SHORT TASK.
Reproduce the material below line by line, beginning with its first line and ending with the line that contains "type Pt = [number, number];"; leave out pictures.

ENTRIES SUPPLIED.
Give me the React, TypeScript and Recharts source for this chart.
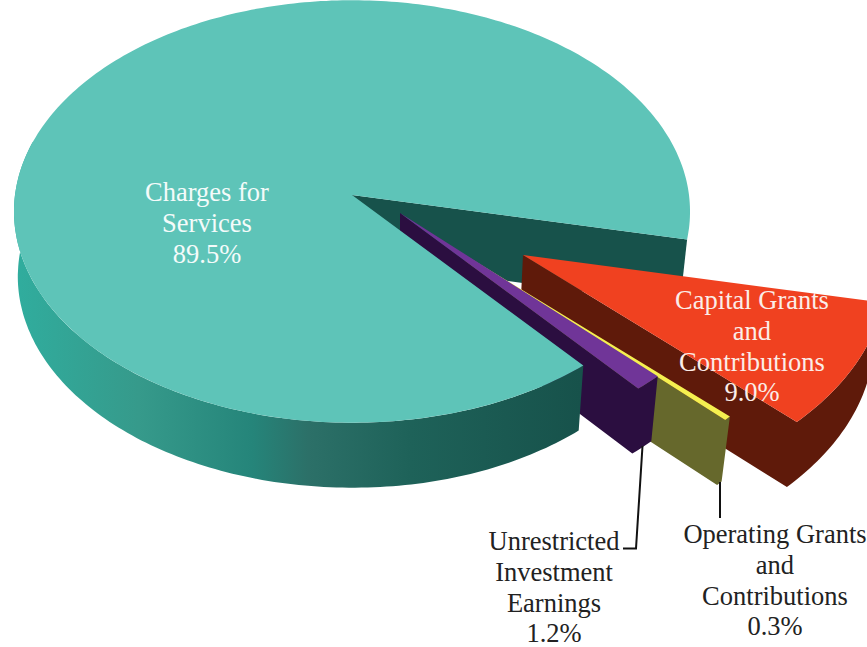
import React from 'react';
import { PieChart, Pie } from 'recharts';

// drawn back to front, clockwise from the cut at the right of the big slice
const categories = [
  'Capital Grants and Contributions',
  'Operating Grants and Contributions',
  'Unrestricted Investment Earnings',
  'Charges for Services',
];
const shares = [9.0, 0.3, 1.2, 89.5];

const chartData = categories.map((name, i) => ({ name, value: shares[i] }));

const SQUASH = 0.623;
const PERSPECTIVE = 0.078;
const DEPTH = 65;
const VANISH_X = 400;
const FONT = '"Liberation Serif", "Times New Roman", serif';

const look: Record<string, any> = {
  'Capital Grants and Contributions': { dx: 171, dy: 60, grow: 1.075, top: '#F04120', wall: '#5F1A0A', cut: '#5F1A0A' },
  'Operating Grants and Contributions': { dx: 113, dy: 60, grow: 1.04, top: '#F5F050', wall: '#66682C', cut: '#66682C' },
  'Unrestricted Investment Earnings': { dx: 48, dy: 18, grow: 1.03, top: '#703598', wall: '#2B0E40', cut: '#2B0E40' },
  'Charges for Services': { dx: 0, dy: 0, grow: 1, top: '#5EC4B8', wall: 'url(#tealSide)', cut: '#17524B' },
};

const labelText: Record<string, any> = {
  'Charges for Services': { lines: ['Charges for', 'Services'], x: 207, y: 201, fill: '#F4FBFA' },
  'Capital Grants and Contributions': { lines: ['Capital Grants', 'and', 'Contributions'], x: 752, y: 309, fill: '#FBEDE8' },
  'Unrestricted Investment Earnings': { lines: ['Unrestricted', 'Investment', 'Earnings'], x: 554, y: 550, fill: '#222222', leader: 'M642.5 446 L636 548.5 L623 548.5' },
  'Operating Grants and Contributions': { lines: ['Operating Grants', 'and', 'Contributions'], x: 775, y: 543, fill: '#222222', leader: 'M720 482 L720 518' },
};

type Pt = [number, number];

const rim = (cx: number, cy: number, r: number, deg: number): Pt => {
  const a = (deg * Math.PI) / 180;
  const u = Math.cos(a);
  const v = -Math.sin(a);
  const near = 1 / (1 - PERSPECTIVE * v);
  return [cx + r * u * near, cy + r * SQUASH * v * near];
};

const sink = (p: Pt): Pt => {
  const lean = p[0] < VANISH_X ? 0.99 : 0.975;
  return [VANISH_X + (p[0] - VANISH_X) * lean, p[1] + DEPTH];
};

const arc = (cx: number, cy: number, r: number, from: number, to: number): Pt[] => {
  const steps = Math.max(2, Math.ceil(Math.abs(to - from)));
  const pts: Pt[] = [];
  for (let i = 0; i <= steps; i++) pts.push(rim(cx, cy, r, from + ((to - from) * i) / steps));
  return pts;
};

const toPath = (pts: Pt[]) => 'M' + pts.map((p) => `${p[0].toFixed(1)} ${p[1].toFixed(1)}`).join('L') + 'Z';

// the cut face at the right of the big slice sits behind every other piece
const BackWall = (props: any) => {
  const { cx, cy, outerRadius, endAngle, name } = props;
  if (name !== 'Charges for Services') return <g />;
  const apex: Pt = [cx, cy];
  const edge = rim(cx, cy, outerRadius, endAngle);
  return <path d={toPath([apex, edge, sink(edge), sink(apex)])} fill={look[name].cut} />;
};

const Slice3D = (props: any) => {
  const { cx, cy, outerRadius, startAngle, endAngle, name } = props;
  const s = look[name];
  const x = cx + s.dx;
  const y = cy + s.dy;
  const r = outerRadius * s.grow;
  const big = name === 'Charges for Services';
  const apex: Pt = [x, y];
  const top = arc(x, y, r, startAngle, endAngle);

  // outer wall, only the part facing the viewer
  const outer = arc(x, y, r, startAngle, big ? -195 : endAngle);
  const cutEdge = top[top.length - 1];
  // small slices: cut face and outer wall in one outline so no seam shows between them
  const wall = big
    ? [...outer, ...outer.map(sink).reverse()]
    : [apex, cutEdge, ...[...outer].reverse().slice(1), ...outer.map(sink), sink(apex)];

  return (
    <g>
      <path d={toPath(wall)} fill={s.wall} />
      <path d={toPath([apex, ...top])} fill={s.top} />
    </g>
  );
};

const renderLabel = (props: any) => {
  const item = labelText[props.name];
  const share = `${Number(props.value).toFixed(1)}%`;
  const lines = [...item.lines, share];
  return (
    <g key={props.name}>
      {item.leader && <path d={item.leader} fill="none" stroke="#111111" strokeWidth={2} />}
      <text x={item.x} y={item.y} textAnchor="middle" fontFamily={FONT} fontSize={26.5} fill={item.fill}>
        {lines.map((line: string, i: number) => (
          <tspan key={i} x={item.x} y={item.y + i * 30.8}>
            {line}
          </tspan>
        ))}
      </text>
    </g>
  );
};

export default function App() {
  return (
    <div style={{ position: 'fixed', left: 0, top: 0, width: 867, height: 647, overflow: 'hidden', background: '#fff' }}>
      <PieChart width={867} height={647} margin={{ top: 0, right: 0, bottom: 0, left: 0 }}>
        <defs>
          <linearGradient id="tealSide" gradientUnits="userSpaceOnUse" x1="14" y1="0" x2="580" y2="0">
            <stop offset="0%" stopColor="#30AD9E" />
            <stop offset="22%" stopColor="#369A8B" />
            <stop offset="42%" stopColor="#25857A" />
            <stop offset="52%" stopColor="#2C7068" />
            <stop offset="70%" stopColor="#1E6259" />
            <stop offset="100%" stopColor="#17524B" />
          </linearGradient>
        </defs>
        <Pie
          data={chartData}
          dataKey="value"
          nameKey="name"
          cx={352}
          cy={195}
          outerRadius={337}
          startAngle={-12}
          endAngle={-372}
          stroke="none"
          isAnimationActive={false}
          shape={BackWall}
          labelLine={false}
        />
        <Pie
          data={chartData}
          dataKey="value"
          nameKey="name"
          cx={352}
          cy={195}
          outerRadius={337}
          startAngle={-12}
          endAngle={-372}
          stroke="none"
          isAnimationActive={false}
          shape={Slice3D}
          labelLine={false}
          label={renderLabel}
        />
      </PieChart>
    </div>
  );
}
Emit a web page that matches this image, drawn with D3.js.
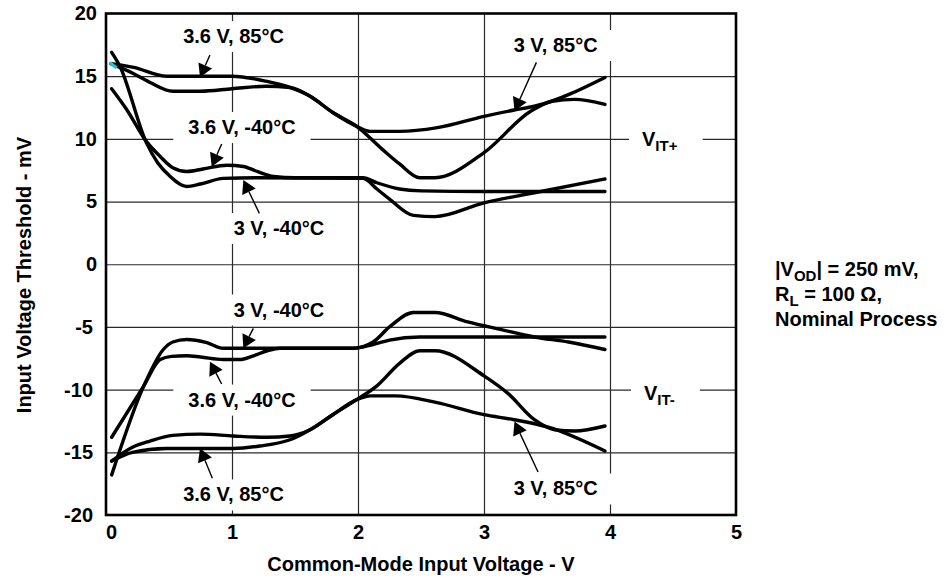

WRITTEN RESPONSE.
Give me the React, TypeScript and Recharts source for this chart.
import React from 'react';
import { PieChart, Pie } from 'recharts';

// drawn back to front, clockwise from the cut at the right of the big slice
const categories = [
  'Capital Grants and Contributions',
  'Operating Grants and Contributions',
  'Unrestricted Investment Earnings',
  'Charges for Services',
];
const shares = [9.0, 0.3, 1.2, 89.5];

const chartData = categories.map((name, i) => ({ name, value: shares[i] }));

const SQUASH = 0.623;
const PERSPECTIVE = 0.078;
const DEPTH = 65;
const VANISH_X = 400;
const FONT = '"Liberation Serif", "Times New Roman", serif';

const look: Record<string, any> = {
  'Capital Grants and Contributions': { dx: 171, dy: 60, grow: 1.075, top: '#F04120', wall: '#5F1A0A', cut: '#5F1A0A' },
  'Operating Grants and Contributions': { dx: 113, dy: 60, grow: 1.04, top: '#F5F050', wall: '#66682C', cut: '#66682C' },
  'Unrestricted Investment Earnings': { dx: 48, dy: 18, grow: 1.03, top: '#703598', wall: '#2B0E40', cut: '#2B0E40' },
  'Charges for Services': { dx: 0, dy: 0, grow: 1, top: '#5EC4B8', wall: 'url(#tealSide)', cut: '#17524B' },
};

const labelText: Record<string, any> = {
  'Charges for Services': { lines: ['Charges for', 'Services'], x: 207, y: 201, fill: '#F4FBFA' },
  'Capital Grants and Contributions': { lines: ['Capital Grants', 'and', 'Contributions'], x: 752, y: 309, fill: '#FBEDE8' },
  'Unrestricted Investment Earnings': { lines: ['Unrestricted', 'Investment', 'Earnings'], x: 554, y: 550, fill: '#222222', leader: 'M642.5 446 L636 548.5 L623 548.5' },
  'Operating Grants and Contributions': { lines: ['Operating Grants', 'and', 'Contributions'], x: 775, y: 543, fill: '#222222', leader: 'M720 482 L720 518' },
};

type Pt = [number, number];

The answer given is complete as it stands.